Trip shapes that fit the bracket
The Crete and Mirabello seven-night. Embark Agios Nikolaos Marina, Elounda for two nights at the bay anchorage with two evening shore-runs to the Elounda restaurants, Spinalonga lagoon for one night, Plaka and the north-coast beach-landings for one night, Heraklion for one night with the Knossos day-trip, return Agios Nikolaos. Seven nights. The bracket fits this routing as a north-coast base operation.
The Crete and Santorini crossover seven-night. Embark Heraklion, Mirabello Bay for two nights at Elounda and Spinalonga, north crossover to Santorini for two nights on the caldera deep-moor, Folegandros for one night, Sikinos for one night, return Santorini one-way or back to Heraklion. Seven nights. A week that pairs the Mirabello anchorages with the Santorini sunset hold.
The full Crete ten-night with east and west coverage. Embark Heraklion, Mirabello and Agios Nikolaos for three nights, Spinalonga and Plaka for two nights, west to Rethymno for two nights, Chania for two nights, return Heraklion. Ten nights. A week that runs the bracket across the full north coast of the island.
For destination context see Charter Crete, Charter Greece, and Best charter yachts Greece.
What the bracket does not do well in Crete
Stationary Heraklion-marina weeks. Heraklion is a commercial harbour and a seven-night berth hold does not match the destination's anchorage programme. We would pass on any plan that books Heraklion as a marina hold without the Mirabello rotation.
South-coast Crete weeks at peak meltemi. The Cretan south coast at Matala, Loutro, and Sfakia takes the meltemi exposure full-bore and the anchorages run unworkable at sustained 25+ knot northerlies. The south-coast programme works in early June or late September but not in late July through mid-August at peak.
Single-base Mirabello holds. The Mirabello Bay is the destination's structural anchor but the day-plan needs the Spinalonga and Plaka rotation. A single-anchor week at Elounda loses the destination's programme.
What to book
For two couples, seven days in early August, Crete and Mirabello with two nights Elounda and two nights Spinalonga: a 43m motor yacht with 5 cabins and at-anchor stabilizers, embarkation Agios Nikolaos Marina, round trip. Budget $220K plus APA, all-in roughly $295K. Booking lead time: 8 to 11 months.
For a family of 10, ten days in late July, full Crete north coast with Chania and Rethymno: a 47m motor yacht with 6 cabins, twin tenders, embarkation Heraklion. Budget $255K plus APA, all-in roughly $340K. Booking lead time: 9 to 12 months.

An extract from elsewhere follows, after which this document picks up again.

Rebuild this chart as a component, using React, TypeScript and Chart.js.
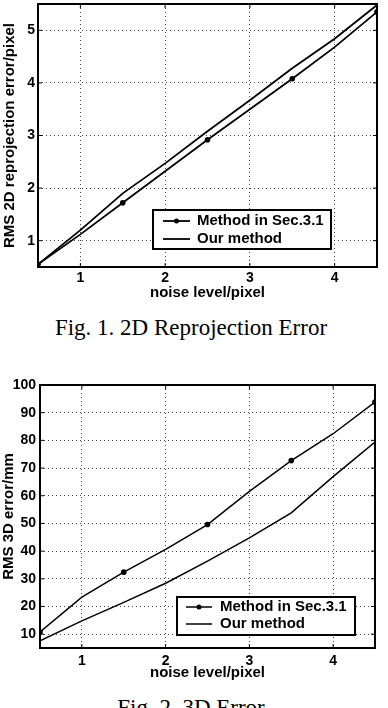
import React, { useEffect, useRef } from "react";
import { Chart, registerables } from "chart.js";

Chart.register(...registerables);

// ---- data ----
const noiseLevels = [0.5, 1, 1.5, 2, 2.5, 3, 3.5, 4, 4.5];
const xTickValues = [1, 2, 3, 4];
const seriesLabels = ["Method in Sec.3.1", "Our method"];

const reprojSec31 = [0.55, 1.12, 1.72, 2.32, 2.92, 3.5, 4.08, 4.68, 5.35];
const reprojOurs = [0.55, 1.2, 1.9, 2.47, 3.08, 3.67, 4.28, 4.84, 5.48];
const reprojYTicks = [1, 2, 3, 4, 5];

const err3dSec31 = [10.8, 23.4, 32.4, 40.6, 49.6, 61.6, 72.7, 82.4, 93.8];
const err3dOurs = [7.6, 14.8, 21.5, 28.4, 36.4, 44.8, 53.8, 66.9, 79.4];
const err3dYTicks = [10, 20, 30, 40, 50, 60, 70, 80, 90, 100];

const FONT = '"Liberation Sans", Arial, sans-serif';

const framePlugin = {
  id: "frame",
  afterDatasetsDraw(chart: any, _args: any, opts: any) {
    const { ctx, chartArea: a } = chart;
    ctx.save();
    ctx.strokeStyle = "#000";
    ctx.lineWidth = 2;
    ctx.setLineDash([]);
    ctx.strokeRect(a.left, a.top, a.right - a.left, a.bottom - a.top);
    const xs = chart.scales.x;
    const ys = chart.scales.y;
    ctx.lineWidth = 1;
    ctx.beginPath();
    xs.ticks.forEach((t: any) => {
      const px = xs.getPixelForValue(t.value);
      ctx.moveTo(px, a.bottom);
      ctx.lineTo(px, a.bottom - 4);
      ctx.moveTo(px, a.top);
      ctx.lineTo(px, a.top + 4);
    });
    ys.ticks.forEach((t: any) => {
      const py = ys.getPixelForValue(t.value);
      ctx.moveTo(a.left, py);
      ctx.lineTo(a.left + 4, py);
      ctx.moveTo(a.right, py);
      ctx.lineTo(a.right - 4, py);
    });
    ctx.stroke();

    const L = opts.box;
    const bx = a.left + L.x;
    const by = a.top + L.y;
    ctx.fillStyle = "#fff";
    ctx.fillRect(bx, by, L.w, L.h);
    ctx.strokeStyle = "#000";
    ctx.lineWidth = 2;
    ctx.strokeRect(bx, by, L.w, L.h);
    chart.data.datasets.forEach((ds: any, i: number) => {
      const y = by + L.row0 + i * L.rowGap;
      ctx.strokeStyle = "#000";
      ctx.lineWidth = ds.borderWidth;
      ctx.beginPath();
      ctx.moveTo(bx + L.lineX, y);
      ctx.lineTo(bx + L.lineX + L.lineLen, y);
      ctx.stroke();
      if (i === 0) {
        ctx.fillStyle = "#000";
        ctx.beginPath();
        ctx.arc(bx + L.lineX + L.lineLen / 2, y, 2.5, 0, Math.PI * 2);
        ctx.fill();
      }
      ctx.fillStyle = "#000";
      ctx.font = `bold 15px ${FONT}`;
      ctx.textBaseline = "middle";
      ctx.textAlign = "left";
      ctx.fillText(ds.label, bx + L.textX, y);
    });
    ctx.restore();
  },
};

function makeConfig(p: any) {
  const markerRadius = (c: any) => (noiseLevels[c.dataIndex] % 1 === 0.5 ? 2.8 : 0);
  return {
    type: "line",
    data: {
      datasets: [
        {
          label: seriesLabels[0],
          data: noiseLevels.map((x, i) => ({ x, y: p.sec31[i] })),
          borderColor: "#000",
          backgroundColor: "#000",
          borderWidth: p.lw,
          pointRadius: markerRadius,
          pointBorderWidth: 0,
          tension: 0,
        },
        {
          label: seriesLabels[1],
          data: noiseLevels.map((x, i) => ({ x, y: p.ours[i] })),
          borderColor: "#000",
          backgroundColor: "#000",
          borderWidth: p.lw,
          pointRadius: 0,
          tension: 0,
        },
      ],
    },
    options: {
      responsive: false,
      animation: false,
      events: [],
      layout: { padding: p.padding },
      plugins: {
        legend: { display: false },
        tooltip: { enabled: false },
        frame: { box: p.box },
      },
      scales: {
        x: {
          type: "linear",
          min: 0.5,
          max: 4.5,
          afterBuildTicks: (s: any) => {
            s.ticks = xTickValues.map((v) => ({ value: v }));
          },
          afterFit: (s: any) => {
            s.height = p.xHeight;
            s.paddingLeft = 0;
            s.paddingRight = 0;
          },
          grid: {
            color: "#444",
            lineWidth: 1,
            drawTicks: false,
          },
          border: { display: false, dash: [1, 3] },
          ticks: {
            color: "#000",
            padding: p.xTickPad,
            font: { family: FONT, size: 14, weight: "bold" },
            maxRotation: 0,
          },
          title: {
            display: true,
            text: "noise level/pixel",
            color: "#000",
            padding: { top: 0, bottom: 0 },
            font: { family: FONT, size: 15, weight: "bold", lineHeight: 1.2 },
          },
        },
        y: {
          type: "linear",
          min: p.yMin,
          max: p.yMax,
          afterBuildTicks: (s: any) => {
            s.ticks = p.yTicks.map((v: number) => ({ value: v }));
          },
          afterFit: (s: any) => {
            s.width = p.yWidth;
            s.paddingTop = 0;
            s.paddingBottom = 0;
          },
          grid: {
            color: "#444",
            lineWidth: 1,
            drawTicks: false,
          },
          border: { display: false, dash: [1, 3] },
          ticks: {
            color: "#000",
            padding: p.yTickPad,
            font: { family: FONT, size: 14, weight: "bold" },
          },
          title: {
            display: true,
            text: p.yTitle,
            color: "#000",
            padding: { top: p.yTitlePad, bottom: 0 },
            font: { family: FONT, size: 15, weight: "bold", lineHeight: 1.2 },
          },
        },
      },
    },
    plugins: [framePlugin],
  };
}

function Plot(props: any) {
  const ref = useRef<HTMLCanvasElement | null>(null);
  useEffect(() => {
    if (!ref.current) return;
    const chart = new Chart(ref.current, makeConfig(props.cfg) as any);
    return () => chart.destroy();
  }, []);
  return (
    <canvas
      ref={ref}
      width={388}
      height={props.h}
      style={{ position: "absolute", left: 0, top: props.top, width: 388, height: props.h }}
    />
  );
}

const captionStyle: any = {
  position: "absolute",
  left: 0,
  width: 382,
  textAlign: "center",
  fontFamily: '"Liberation Serif", "Times New Roman", serif',
  fontSize: 23,
  lineHeight: "23px",
  color: "#000",
  whiteSpace: "nowrap",
};

export default function App() {
  const cfg1 = {
    sec31: reprojSec31,
    ours: reprojOurs,
    yTicks: reprojYTicks,
    yMin: 0.5,
    yMax: 5.5,
    yTitle: "RMS 2D reprojection error/pixel",
    lw: 1.8,
    padding: { top: 0, right: 11, left: 0, bottom: 0 },
    xHeight: 35,
    yWidth: 38,
    xTickPad: 3,
    yTickPad: 3,
    yTitlePad: 1,
    box: { x: 115, y: 206, w: 178, h: 39, row0: 11, rowGap: 18, lineX: 10, lineLen: 27, textX: 44 },
  };
  const cfg2 = {
    sec31: err3dSec31,
    ours: err3dOurs,
    yTicks: err3dYTicks,
    yMin: 5,
    yMax: 100,
    yTitle: "RMS 3D error/mm",
    lw: 1.5,
    padding: { top: 25, right: 13, left: 0, bottom: 0 },
    xHeight: 34,
    yWidth: 40,
    xTickPad: 5,
    yTickPad: 4,
    yTitlePad: 0,
    box: { x: 137, y: 212, w: 178, h: 38, row0: 10, rowGap: 17, lineX: 9, lineLen: 26, textX: 43 },
  };
  return (
    <div style={{ position: "absolute", left: 0, top: 0, width: 388, height: 708, overflow: "hidden", background: "#fff" }}>
      <Plot cfg={cfg1} top={0} h={302} />
      <div style={{ ...captionStyle, top: 316 }}>Fig. 1. 2D Reprojection Error</div>
      <Plot cfg={cfg2} top={360} h={322} />
      <div style={{ ...captionStyle, top: 696 }}>Fig. 2. 3D Error</div>
    </div>
  );
}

For a friend group of 8, seven days in mid-September, Crete and Santorini crossover at the shoulder rate: a 42m motor yacht with 5 cabins, embarkation Heraklion, disembark Santorini one-way. Budget $175K plus APA, all-in roughly $235K. Booking lead time: 7 to 10 months at the shoulder window.
Build year and refit
The Crete 40 to 50m fleet is a thinner bench than the Cyclades and runs primarily the larger central-agent inventory that positions Crete as the southern Greek base. Benetti, Sanlorenzo, Heesen, Feadship, and a smaller Turkish-yard share dominate the calling pattern. A 2017 to 2024 build with at-anchor stabilizers, current AV, twin tenders including a beach-landing secondary, and a refit within 24 months of the booked week is the zone. We would pass on any unit booked for Crete without confirmed Agios Nikolaos Marina slot in writing for the requested nights at peak, on any unit whose tender programme runs a single tender against the Spinalonga lagoon entry, and on any south-coast Crete week booked during the peak meltemi window without a north-coast fallback plan in writing.